The higher compression ratios employed in CI engines are directly responsible for their superior thermal efficiency compared to SI engines. By compressing the working fluid to a greater degree, the engine extracts more mechanical work from the same amount of heat energy released during combustion. This results in significantly better fuel economy, as a greater percentage of the fuel’s energy is converted into motion.
Regarding performance characteristics, the two engine types exhibit different strengths. Compression Ignition engines generate their maximum power through high cylinder pressures sustained over a longer stroke. This design inherently favors the production of high torque, or pulling force, especially at lower engine speeds (RPMs), making them well-suited for moving heavy loads.
Spark Ignition engines, operating at lower cylinder pressures and featuring lighter internal components, are capable of rotating at much higher engine speeds. While they may produce less torque at low RPMs, their ability to sustain high RPMs allows them to generate greater peak horsepower. This performance profile is preferred for applications prioritizing rapid acceleration and overall speed.
Real-World Applications and Design Trade-offs
The distinct operating characteristics of each engine type have led to their specialization in different market segments and industrial uses. Spark Ignition engines remain the dominant choice for the vast majority of consumer passenger vehicles, motorcycles, and high-performance sports cars. Their advantage lies in their lighter construction, lower manufacturing cost, and smoother, quieter operation, which enhances the driving experience.

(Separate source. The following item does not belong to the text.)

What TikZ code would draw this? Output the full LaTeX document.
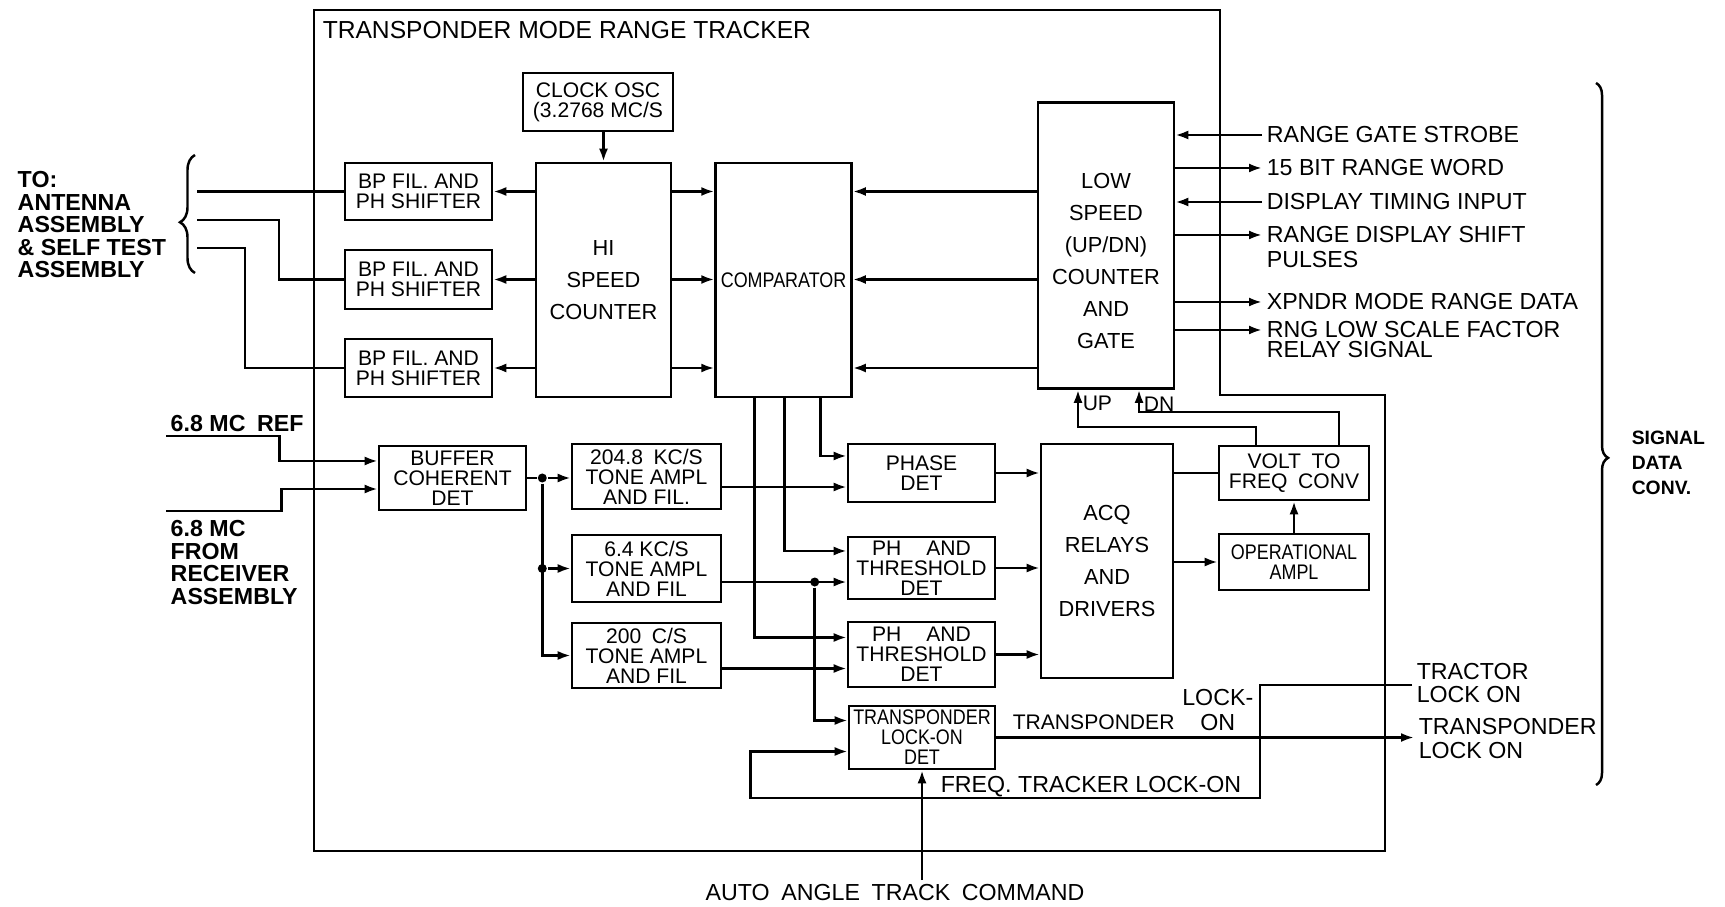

Conversely, Compression Ignition engines are the standard for heavy-duty transport, including semi-trucks, construction equipment, large marine vessels, and industrial power generation units. Their superior torque output and fuel efficiency under constant load make them the economical choice for applications where sustained pulling power and operating range are prioritized.
The necessity of withstanding immense internal pressures dictates significant design trade-offs for the CI engine. To handle the forces generated by compression ratios up to 25:1, these engines require heavier engine blocks, stronger connecting rods, and more robust crankshafts. This robust construction results in a higher initial purchase price and contributes to greater overall vehicle mass.
The combustion process itself introduces further distinctions in the user experience. The rapid, spontaneous ignition of fuel in multiple locations within the CI cylinder generates substantial noise and vibration compared to the controlled, single-point ignition in an SI engine. While modern engineering has mitigated these factors, the inherent physics of the Diesel cycle means CI engines are generally louder and rougher, whereas SI engines offer a smoother, more refined power delivery.